• **Instructions for the task**: Keep only the lines of the listing that include the word "matplotlib", and copy them.

+++ Dataset records +++

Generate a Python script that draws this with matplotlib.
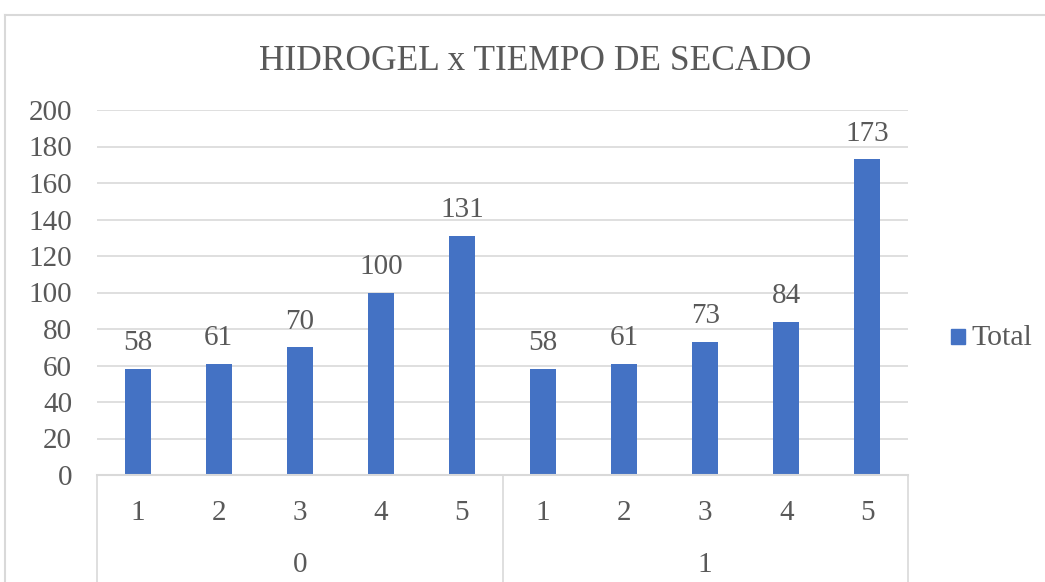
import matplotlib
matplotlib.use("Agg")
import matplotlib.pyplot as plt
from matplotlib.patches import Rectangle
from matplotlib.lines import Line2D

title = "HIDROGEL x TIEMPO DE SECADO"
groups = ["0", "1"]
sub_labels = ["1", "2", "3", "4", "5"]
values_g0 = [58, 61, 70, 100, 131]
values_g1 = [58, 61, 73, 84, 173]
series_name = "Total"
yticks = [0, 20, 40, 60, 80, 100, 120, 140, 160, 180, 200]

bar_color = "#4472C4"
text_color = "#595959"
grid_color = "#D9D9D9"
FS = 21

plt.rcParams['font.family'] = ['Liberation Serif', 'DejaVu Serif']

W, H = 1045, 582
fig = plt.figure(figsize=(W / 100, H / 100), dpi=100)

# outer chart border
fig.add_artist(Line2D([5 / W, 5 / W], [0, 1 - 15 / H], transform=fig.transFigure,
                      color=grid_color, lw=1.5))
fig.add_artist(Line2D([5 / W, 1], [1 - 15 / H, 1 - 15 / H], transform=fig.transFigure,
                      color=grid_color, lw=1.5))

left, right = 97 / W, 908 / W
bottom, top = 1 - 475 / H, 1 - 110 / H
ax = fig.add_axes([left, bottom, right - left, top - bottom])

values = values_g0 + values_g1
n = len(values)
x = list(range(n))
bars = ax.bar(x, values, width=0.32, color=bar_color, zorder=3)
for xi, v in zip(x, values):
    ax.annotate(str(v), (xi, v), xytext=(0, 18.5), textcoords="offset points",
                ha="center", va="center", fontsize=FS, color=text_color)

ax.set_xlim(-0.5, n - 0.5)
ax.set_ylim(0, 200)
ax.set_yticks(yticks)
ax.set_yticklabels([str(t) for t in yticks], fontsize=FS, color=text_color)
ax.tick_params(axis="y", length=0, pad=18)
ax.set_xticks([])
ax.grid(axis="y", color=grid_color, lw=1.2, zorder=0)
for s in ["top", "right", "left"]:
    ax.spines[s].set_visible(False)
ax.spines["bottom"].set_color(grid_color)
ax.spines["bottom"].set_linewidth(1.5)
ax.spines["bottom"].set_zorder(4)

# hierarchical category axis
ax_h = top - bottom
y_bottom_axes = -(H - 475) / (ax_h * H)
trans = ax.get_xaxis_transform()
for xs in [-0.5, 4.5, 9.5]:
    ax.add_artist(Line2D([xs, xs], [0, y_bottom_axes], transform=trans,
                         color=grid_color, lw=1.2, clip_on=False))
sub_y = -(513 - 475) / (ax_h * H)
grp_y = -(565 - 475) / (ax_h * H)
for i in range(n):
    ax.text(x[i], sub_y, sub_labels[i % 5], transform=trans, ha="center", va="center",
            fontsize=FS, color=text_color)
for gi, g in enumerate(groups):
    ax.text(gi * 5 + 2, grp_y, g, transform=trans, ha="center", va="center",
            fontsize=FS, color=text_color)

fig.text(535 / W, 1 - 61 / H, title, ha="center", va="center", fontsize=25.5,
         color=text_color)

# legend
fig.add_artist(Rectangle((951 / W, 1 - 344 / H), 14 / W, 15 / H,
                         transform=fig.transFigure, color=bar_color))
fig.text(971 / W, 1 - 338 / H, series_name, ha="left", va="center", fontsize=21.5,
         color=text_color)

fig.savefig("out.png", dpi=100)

+++
+++ Dataset records +++

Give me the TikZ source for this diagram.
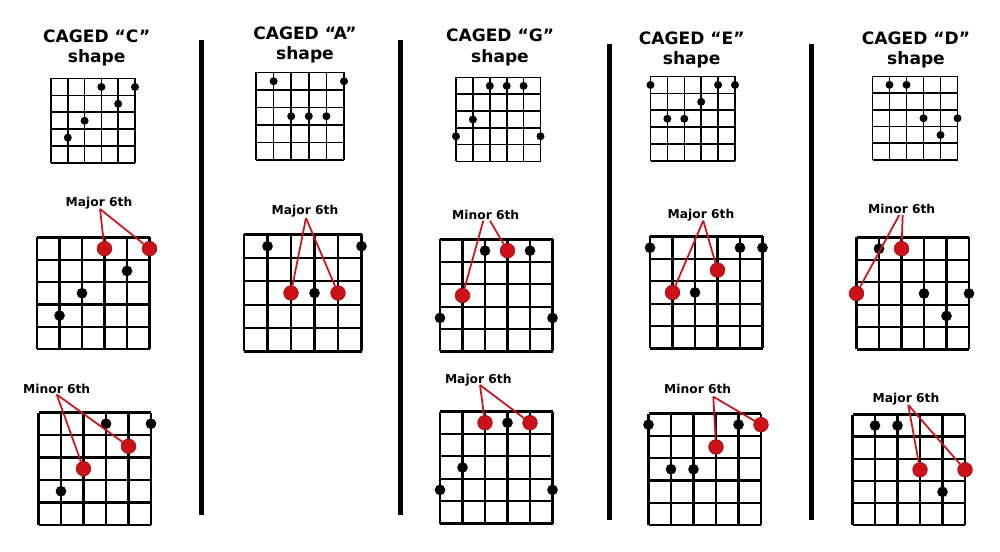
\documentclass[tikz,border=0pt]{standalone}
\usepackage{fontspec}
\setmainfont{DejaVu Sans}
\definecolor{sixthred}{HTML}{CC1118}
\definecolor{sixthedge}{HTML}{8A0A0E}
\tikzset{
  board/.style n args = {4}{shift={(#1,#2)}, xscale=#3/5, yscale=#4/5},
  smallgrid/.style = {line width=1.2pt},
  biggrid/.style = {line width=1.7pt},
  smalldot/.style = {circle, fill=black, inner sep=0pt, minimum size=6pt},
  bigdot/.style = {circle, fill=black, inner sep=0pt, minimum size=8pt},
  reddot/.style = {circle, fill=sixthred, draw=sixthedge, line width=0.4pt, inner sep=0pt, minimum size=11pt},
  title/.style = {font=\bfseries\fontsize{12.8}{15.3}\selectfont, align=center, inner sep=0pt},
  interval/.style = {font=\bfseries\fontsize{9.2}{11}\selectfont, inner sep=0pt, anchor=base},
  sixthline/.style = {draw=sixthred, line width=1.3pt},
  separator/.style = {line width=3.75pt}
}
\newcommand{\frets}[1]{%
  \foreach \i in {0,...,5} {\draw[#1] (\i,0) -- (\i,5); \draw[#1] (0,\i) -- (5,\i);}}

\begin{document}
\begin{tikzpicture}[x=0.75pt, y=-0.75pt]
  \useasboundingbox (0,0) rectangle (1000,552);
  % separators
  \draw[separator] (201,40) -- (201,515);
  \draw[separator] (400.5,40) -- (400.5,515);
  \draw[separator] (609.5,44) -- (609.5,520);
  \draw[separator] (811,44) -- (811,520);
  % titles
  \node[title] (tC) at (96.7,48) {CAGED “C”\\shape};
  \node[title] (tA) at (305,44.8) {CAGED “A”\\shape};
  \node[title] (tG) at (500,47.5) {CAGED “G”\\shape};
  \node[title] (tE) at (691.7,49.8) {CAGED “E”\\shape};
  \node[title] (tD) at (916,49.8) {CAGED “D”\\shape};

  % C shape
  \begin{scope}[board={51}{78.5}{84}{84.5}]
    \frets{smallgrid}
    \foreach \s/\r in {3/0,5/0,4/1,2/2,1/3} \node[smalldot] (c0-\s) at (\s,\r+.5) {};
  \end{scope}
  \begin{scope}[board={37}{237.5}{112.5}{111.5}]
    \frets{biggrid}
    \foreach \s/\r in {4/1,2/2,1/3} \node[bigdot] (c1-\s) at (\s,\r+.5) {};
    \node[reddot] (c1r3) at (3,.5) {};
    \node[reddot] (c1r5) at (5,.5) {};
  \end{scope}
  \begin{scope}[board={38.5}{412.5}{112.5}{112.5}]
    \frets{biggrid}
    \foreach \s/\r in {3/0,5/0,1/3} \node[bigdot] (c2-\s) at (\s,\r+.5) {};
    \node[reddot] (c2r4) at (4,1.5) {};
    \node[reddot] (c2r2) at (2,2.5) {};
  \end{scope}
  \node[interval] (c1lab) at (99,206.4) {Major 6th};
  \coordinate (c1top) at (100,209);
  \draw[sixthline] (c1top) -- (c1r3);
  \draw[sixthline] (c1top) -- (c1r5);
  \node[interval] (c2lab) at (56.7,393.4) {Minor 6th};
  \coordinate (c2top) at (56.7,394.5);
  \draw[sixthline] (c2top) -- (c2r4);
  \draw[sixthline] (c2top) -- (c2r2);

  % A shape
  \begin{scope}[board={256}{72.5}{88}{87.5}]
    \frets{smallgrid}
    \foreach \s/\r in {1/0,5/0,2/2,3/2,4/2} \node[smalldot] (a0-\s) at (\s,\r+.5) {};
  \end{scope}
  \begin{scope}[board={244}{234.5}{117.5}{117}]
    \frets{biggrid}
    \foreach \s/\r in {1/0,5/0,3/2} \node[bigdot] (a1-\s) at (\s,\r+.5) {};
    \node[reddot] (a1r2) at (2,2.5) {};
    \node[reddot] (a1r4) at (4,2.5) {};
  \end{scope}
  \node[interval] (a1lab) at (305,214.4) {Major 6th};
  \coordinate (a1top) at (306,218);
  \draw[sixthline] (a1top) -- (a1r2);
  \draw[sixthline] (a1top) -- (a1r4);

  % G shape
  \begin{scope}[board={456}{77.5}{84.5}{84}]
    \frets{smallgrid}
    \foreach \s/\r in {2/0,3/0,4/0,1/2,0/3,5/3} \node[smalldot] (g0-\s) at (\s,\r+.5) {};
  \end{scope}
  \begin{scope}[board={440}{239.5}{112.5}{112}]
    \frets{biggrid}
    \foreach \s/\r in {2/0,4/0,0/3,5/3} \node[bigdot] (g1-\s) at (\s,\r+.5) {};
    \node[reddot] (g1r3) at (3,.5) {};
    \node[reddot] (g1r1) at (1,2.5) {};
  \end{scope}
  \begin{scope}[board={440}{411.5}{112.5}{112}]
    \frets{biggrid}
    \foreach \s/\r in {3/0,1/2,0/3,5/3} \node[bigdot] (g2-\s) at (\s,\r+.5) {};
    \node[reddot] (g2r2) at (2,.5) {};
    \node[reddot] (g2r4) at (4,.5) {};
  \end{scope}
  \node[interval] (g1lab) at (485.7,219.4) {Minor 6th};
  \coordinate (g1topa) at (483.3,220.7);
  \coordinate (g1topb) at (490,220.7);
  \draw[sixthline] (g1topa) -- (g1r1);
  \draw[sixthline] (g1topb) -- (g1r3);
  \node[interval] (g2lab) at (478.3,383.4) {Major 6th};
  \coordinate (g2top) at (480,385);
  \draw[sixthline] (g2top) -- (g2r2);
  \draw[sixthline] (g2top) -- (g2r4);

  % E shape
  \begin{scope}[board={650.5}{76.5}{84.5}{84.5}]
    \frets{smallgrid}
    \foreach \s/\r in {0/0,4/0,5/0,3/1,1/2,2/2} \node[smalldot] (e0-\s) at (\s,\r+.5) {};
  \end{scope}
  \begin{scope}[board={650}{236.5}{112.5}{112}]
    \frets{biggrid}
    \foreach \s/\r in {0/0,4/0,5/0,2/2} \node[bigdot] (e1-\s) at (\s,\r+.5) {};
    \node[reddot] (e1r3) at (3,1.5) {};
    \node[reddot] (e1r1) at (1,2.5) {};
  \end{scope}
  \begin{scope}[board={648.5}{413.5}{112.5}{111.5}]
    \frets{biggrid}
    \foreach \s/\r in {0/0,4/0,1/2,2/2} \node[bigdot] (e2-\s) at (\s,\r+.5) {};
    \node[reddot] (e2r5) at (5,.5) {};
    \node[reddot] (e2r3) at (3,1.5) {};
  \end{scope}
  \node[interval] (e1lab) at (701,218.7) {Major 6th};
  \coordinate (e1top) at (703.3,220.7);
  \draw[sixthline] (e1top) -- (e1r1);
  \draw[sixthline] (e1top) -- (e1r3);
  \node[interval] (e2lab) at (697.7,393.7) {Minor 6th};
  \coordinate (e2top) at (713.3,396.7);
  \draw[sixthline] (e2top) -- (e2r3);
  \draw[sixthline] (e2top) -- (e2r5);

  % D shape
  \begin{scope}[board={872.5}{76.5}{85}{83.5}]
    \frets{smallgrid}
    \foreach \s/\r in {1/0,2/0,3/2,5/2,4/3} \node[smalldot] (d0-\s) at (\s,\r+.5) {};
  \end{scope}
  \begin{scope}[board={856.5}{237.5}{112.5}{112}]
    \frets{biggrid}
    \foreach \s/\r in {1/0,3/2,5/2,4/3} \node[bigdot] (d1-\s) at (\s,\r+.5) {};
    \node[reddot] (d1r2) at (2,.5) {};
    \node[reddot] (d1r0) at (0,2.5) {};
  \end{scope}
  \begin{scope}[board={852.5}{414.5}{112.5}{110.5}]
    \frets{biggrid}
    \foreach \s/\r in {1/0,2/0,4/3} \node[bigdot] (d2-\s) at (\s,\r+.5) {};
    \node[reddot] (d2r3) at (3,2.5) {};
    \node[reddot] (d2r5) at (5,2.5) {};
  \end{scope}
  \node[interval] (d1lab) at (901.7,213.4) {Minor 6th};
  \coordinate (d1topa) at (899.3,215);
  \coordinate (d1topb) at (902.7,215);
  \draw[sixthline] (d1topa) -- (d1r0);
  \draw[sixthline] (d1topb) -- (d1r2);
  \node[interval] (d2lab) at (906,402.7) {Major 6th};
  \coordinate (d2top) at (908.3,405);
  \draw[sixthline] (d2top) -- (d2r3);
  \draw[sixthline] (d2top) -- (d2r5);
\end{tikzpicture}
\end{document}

+++

• **Response to this exercise**:
Generate a Python script that draws this with matplotlib.
import matplotlib
matplotlib.use("Agg")
import matplotlib.pyplot as plt
from matplotlib.patches import Rectangle
from matplotlib.lines import Line2D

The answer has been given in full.